The reality is that those pupils are not getting the care that they deserve. We have only one chance of giving our children the best start in life. Minister, will you look again at the needs of all pupils being met, particularly those with special needs?
The Federation of Heathfield and St Francis Special Schools provides invaluable learning opportunities for more than 200 children with special educational needs in Fareham. Will the Minister join me in paying tribute to the inspirational head, Steve Hollinghurst, whose record of service spans 36 years, and will he set out what further support there is for these essential schools so that they can continue providing this support for our most vulnerable children?
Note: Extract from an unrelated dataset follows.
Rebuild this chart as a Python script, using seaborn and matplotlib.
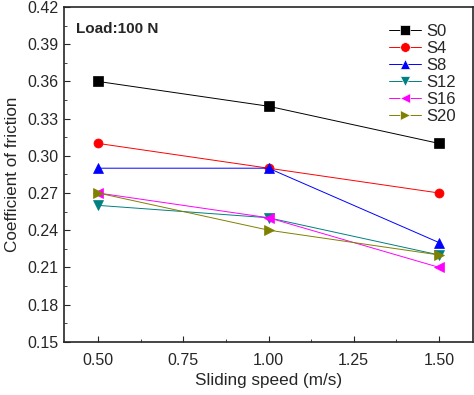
import pandas as pd
import matplotlib.pyplot as plt
import seaborn as sns
from matplotlib.ticker import MultipleLocator, AutoMinorLocator

# data
speeds = [0.5, 1.0, 1.5]
samples = ['S0', 'S4', 'S8', 'S12', 'S16', 'S20']
s0 = [0.36, 0.34, 0.31]
s4 = [0.31, 0.29, 0.27]
s8 = [0.29, 0.29, 0.23]
s12 = [0.26, 0.25, 0.22]
s16 = [0.27, 0.25, 0.21]
s20 = [0.27, 0.24, 0.22]

values = [s0, s4, s8, s12, s16, s20]
rows = []
for name, vals in zip(samples, values):
    for sp, v in zip(speeds, vals):
        rows.append({'speed': sp, 'cof': v, 'sample': name})
df = pd.DataFrame(rows)

colors = ['black', 'red', 'blue', '#008080', 'magenta', '#808000']
markers = ['s', 'o', '^', 'v', '<', '>']

sns.set_style('ticks')
plt.rcParams['font.family'] = ['Liberation Sans', 'DejaVu Sans']

fig = plt.figure(figsize=(4.74, 3.95), dpi=100)
ax = fig.add_axes([0.135, 0.135, 0.863, 0.847])

sns.lineplot(
    data=df, x='speed', y='cof', hue='sample', style='sample',
    palette=colors, markers=markers, dashes=False,
    markersize=6.5, linewidth=0.7, markeredgewidth=0.5, ax=ax
)
for line, c in zip(ax.lines, colors):
    line.set_markeredgecolor(c)

ax.set_xlim(0.4, 1.6)
ax.set_ylim(0.15, 0.42)
ax.xaxis.set_major_locator(MultipleLocator(0.25))
ax.yaxis.set_major_locator(MultipleLocator(0.03))
ax.xaxis.set_minor_locator(AutoMinorLocator(2))
ax.yaxis.set_minor_locator(AutoMinorLocator(2))
ax.xaxis.set_major_formatter(plt.FormatStrFormatter('%.2f'))
ax.yaxis.set_major_formatter(plt.FormatStrFormatter('%.2f'))
ax.tick_params(which='both', direction='in', top=False, right=False, labelsize=11.5)
ax.tick_params(axis='x', which='major', length=4, pad=8)
ax.tick_params(axis='y', which='major', length=4, pad=4)
ax.tick_params(which='minor', length=2)
for sp in ax.spines.values():
    sp.set_linewidth(1.2)

ax.set_xlabel('Sliding speed (m/s)', fontsize=12.3, labelpad=4)
ax.set_ylabel('Coefficient of friction', fontsize=12.3, labelpad=5)
ax.text(0.03, 0.955, 'Load:100 N', transform=ax.transAxes, fontsize=11,
        fontweight='bold', va='top')

leg = ax.legend(loc='upper right', frameon=False, fontsize=12,
                handlelength=1.9, labelspacing=0.12, borderaxespad=0.6,
                handletextpad=0.35)
for h in leg.legend_handles:
    h.set_markersize(7)

fig.savefig('out.png', dpi=100)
This morning, I met students on the foundation skills course at the excellent Stockton Riverside College, which also operates in the constituency of my hon. Friend the Member for Redcar (Anna Turley). What is the Minister doing to support colleges to deliver foundation skills courses to young people with high needs such as learning disabilities, including those whom I met this morning?
Parents of children with SEN very rarely welcome the closure of their schools, and I say respectfully that we must treat the parents in Chippenham and Trowbridge with great sensitivity. None the less, does the Minister not agree with me and welcome Wiltshire Council’s great vision in spending £20 million on building a state-of-the-art school at Rowdeford, which will bring children from across the whole of North Wiltshire to an absolutely superb facility?
Restraint and restrictive practices in schools and healthcare settings carried out by adults on children as young as two with SEND have caused bruising, black eyes, carpet burns and post-traumatic stress disorder. Guidance promised half a decade ago has yet to materialise, and the Department does not count these complaints. Fed-up parents are preparing to take legal action against the Government. Despite today’s announcement of placements for children with complex needs, should not the Minister be focusing on the fact that, on his watch, some schools are no longer a safe place for children with SEND?